First, for part (a), I looked at the given equation $r=\frac{4}{1-0.4 \cos \theta}$. I know that polar equations for conics usually look like $r = \frac{ed}{1 \pm e \cos \theta}$ or $r = \frac{ed}{1 \pm e \sin \theta}$. The super important number here is 'e', which is called the eccentricity. If 'e' is less than 1, it's an ellipse. If 'e' is exactly 1, it's a parabola. And if 'e' is bigger than 1, it's a hyperbola.

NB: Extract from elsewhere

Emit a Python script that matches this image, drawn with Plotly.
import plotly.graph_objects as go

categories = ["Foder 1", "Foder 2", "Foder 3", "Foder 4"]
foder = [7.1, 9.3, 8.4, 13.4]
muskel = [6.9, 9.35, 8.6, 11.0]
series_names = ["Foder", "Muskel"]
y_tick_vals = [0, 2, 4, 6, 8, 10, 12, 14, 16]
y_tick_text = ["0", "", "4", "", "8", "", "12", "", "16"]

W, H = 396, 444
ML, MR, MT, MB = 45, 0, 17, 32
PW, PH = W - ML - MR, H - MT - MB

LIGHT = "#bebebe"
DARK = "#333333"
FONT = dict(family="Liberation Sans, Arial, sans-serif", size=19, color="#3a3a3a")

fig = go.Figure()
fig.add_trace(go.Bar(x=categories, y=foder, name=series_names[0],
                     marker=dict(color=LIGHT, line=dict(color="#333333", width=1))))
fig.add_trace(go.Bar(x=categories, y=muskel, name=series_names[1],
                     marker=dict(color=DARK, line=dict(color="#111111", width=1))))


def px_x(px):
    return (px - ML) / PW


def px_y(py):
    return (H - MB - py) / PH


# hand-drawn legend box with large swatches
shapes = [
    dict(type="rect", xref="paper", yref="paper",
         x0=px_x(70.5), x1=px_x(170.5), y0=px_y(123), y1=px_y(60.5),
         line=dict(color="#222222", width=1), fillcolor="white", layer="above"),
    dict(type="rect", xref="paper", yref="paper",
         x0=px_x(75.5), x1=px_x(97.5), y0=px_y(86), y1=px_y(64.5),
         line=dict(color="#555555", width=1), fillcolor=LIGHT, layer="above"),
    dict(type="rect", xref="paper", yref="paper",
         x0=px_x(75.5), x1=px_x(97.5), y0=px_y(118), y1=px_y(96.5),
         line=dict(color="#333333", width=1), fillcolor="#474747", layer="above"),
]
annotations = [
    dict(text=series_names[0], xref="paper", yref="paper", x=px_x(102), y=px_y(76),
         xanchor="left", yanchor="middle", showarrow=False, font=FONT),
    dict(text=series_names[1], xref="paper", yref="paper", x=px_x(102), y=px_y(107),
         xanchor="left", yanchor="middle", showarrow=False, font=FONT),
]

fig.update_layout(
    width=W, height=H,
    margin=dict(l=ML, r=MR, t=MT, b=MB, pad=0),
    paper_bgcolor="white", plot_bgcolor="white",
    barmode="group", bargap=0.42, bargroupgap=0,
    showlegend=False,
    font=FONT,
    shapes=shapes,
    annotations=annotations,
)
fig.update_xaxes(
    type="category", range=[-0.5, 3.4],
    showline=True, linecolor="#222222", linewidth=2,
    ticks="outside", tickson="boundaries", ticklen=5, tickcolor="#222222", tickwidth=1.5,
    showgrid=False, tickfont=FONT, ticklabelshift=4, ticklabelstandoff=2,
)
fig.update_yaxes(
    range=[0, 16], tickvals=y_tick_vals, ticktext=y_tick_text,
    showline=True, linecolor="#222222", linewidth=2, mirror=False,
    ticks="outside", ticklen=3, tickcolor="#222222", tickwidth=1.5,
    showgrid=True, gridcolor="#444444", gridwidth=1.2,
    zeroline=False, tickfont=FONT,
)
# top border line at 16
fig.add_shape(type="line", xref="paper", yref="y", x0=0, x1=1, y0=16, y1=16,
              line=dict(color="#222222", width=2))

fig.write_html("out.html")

In our equation, the number right next to $\cos \theta$ (or $\sin \theta$) is our 'e', which is $0.4$. Since $0.4$ is less than $1$, I knew right away that it's an ellipse!

Next, for part (b), I compared the new equations to the original one.

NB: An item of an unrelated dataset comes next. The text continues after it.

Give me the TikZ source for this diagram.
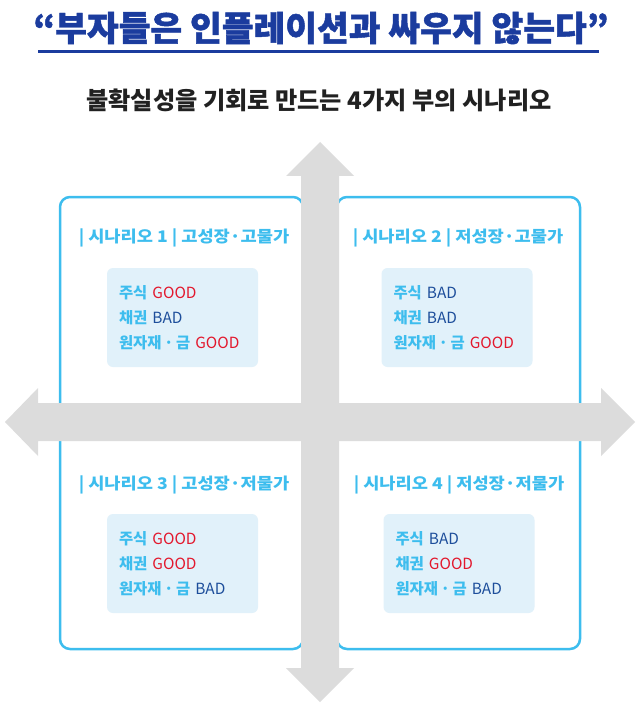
\documentclass[tikz,border=0pt]{standalone}
\usepackage{fontspec}
\setmainfont{Noto Sans CJK KR}
\newfontfamily\titlefont[BoldFeatures={FakeBold=1.3}]{Noto Sans CJK KR}
\newfontfamily\headfont[FakeStretch=1.1]{Noto Sans CJK KR}
\definecolor{titleblue}{HTML}{1B3C9E}
\definecolor{skyline}{HTML}{3DBDEE}
\definecolor{panelbg}{HTML}{E1F1FA}
\definecolor{goodred}{HTML}{E3182D}
\definecolor{badblue}{HTML}{1D4E9B}
\definecolor{arrowgray}{HTML}{DCDCDC}
\newcommand\good{\textcolor{goodred}{\mdseries GOOD}}
\newcommand\bad{\textcolor{badblue}{\mdseries BAD}}
\newcommand\metal{원자재\,·\,금}

\begin{document}
\begin{tikzpicture}[x=1pt,y=-1pt,
  frame/.style={draw=skyline, line width=2.5pt, rounded corners=10pt, fill=white},
  head/.style={text=skyline, font=\fontsize{16}{18}\headfont\bfseries},
  panel/.style={fill=panelbg, rounded corners=6pt, text=skyline, align=left,
    text width=127pt, inner xsep=12pt, minimum height=99pt,
    font=\fontsize{15.4}{25}\selectfont\bfseries}]
  \useasboundingbox (0,0) rectangle (640,714);

  % title
  \node[text=titleblue, font=\fontsize{34.5}{36}\titlefont\bfseries] (title) at (321,28)
    {“부자들은 인플레이션과 싸우지 않는다”};
  \draw[titleblue, line width=3pt] (38,52) -- (599,52);
  \node[text=black!87, font=\fontsize{24.2}{26}\selectfont\bfseries] (sub) at (319,100)
    {불확실성을 기회로 만드는 4가지 부의 시나리오};

  % quadrant frames
  \draw[frame] (60,197) rectangle (303,418);
  \draw[frame] (337,197) rectangle (580,418);
  \draw[frame] (60,427) rectangle (303,649);
  \draw[frame] (337,427) rectangle (580,649);

  % axes
  \fill[arrowgray] (5,422) -- (38,388) -- (38,403) -- (601,403) -- (601,388)
    -- (635,422) -- (601,456) -- (601,441) -- (38,441) -- (38,456) -- cycle;
  \fill[arrowgray] (320,142) -- (354,176) -- (339,176) -- (339,668) -- (354,668)
    -- (320,702) -- (286,668) -- (301,668) -- (301,176) -- (286,176) -- cycle;

  % scenarios
  \node[head] (h1) at (184,238) {| 시나리오 1 | 고성장·고물가};
  \node[head] (h2) at (458,238) {| 시나리오 2 | 저성장·고물가};
  \node[head] (h3) at (184,485) {| 시나리오 3 | 고성장·저물가};
  \node[head] (h4) at (459,485) {| 시나리오 4 | 저성장·저물가};

  \node[panel] (p1) at (182.5,317.5) {주식 \good\\채권 \bad\\\metal{} \good};
  \node[panel] (p2) at (457,317.5) {주식 \bad\\채권 \bad\\\metal{} \good};
  \node[panel] (p3) at (182.5,563.5) {주식 \good\\채권 \good\\\metal{} \bad};
  \node[panel] (p4) at (459,563.5) {주식 \bad\\채권 \good\\\metal{} \bad};
\end{tikzpicture}
\end{document}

For $r_{1}=\frac{4}{1+0.4 \cos \theta}$: The only difference from the original $r=\frac{4}{1-0.4 \cos \theta}$ is the sign in the denominator. The original has a minus sign, meaning its major axis points towards the positive x-axis (it "opens" right). When the sign changes to a plus, it means the major axis now points towards the negative x-axis (it "opens" left). So, it's like a mirror image across the y-axis!
For $r_{2}=\frac{4}{1-0.4 \sin \theta}$: This one changed from $\cos \theta$ to $\sin \theta$. When we have $\cos \theta$, the major axis of the ellipse is along the x-axis. But when it changes to $\sin \theta$, it rotates so the major axis is along the y-axis. Since it's still $1 - e \sin \theta$, like our original $1 - e \cos \theta$ opened right, this one opens upwards (towards the positive y-axis). It's like the whole ellipse got turned 90 degrees!

Finally, for part (c), if I had a cool graphing calculator or an online tool, I could just type these equations in! That would let me see the shapes and confirm if my explanations about flipping and rotating were correct. It's a fun way to check my work!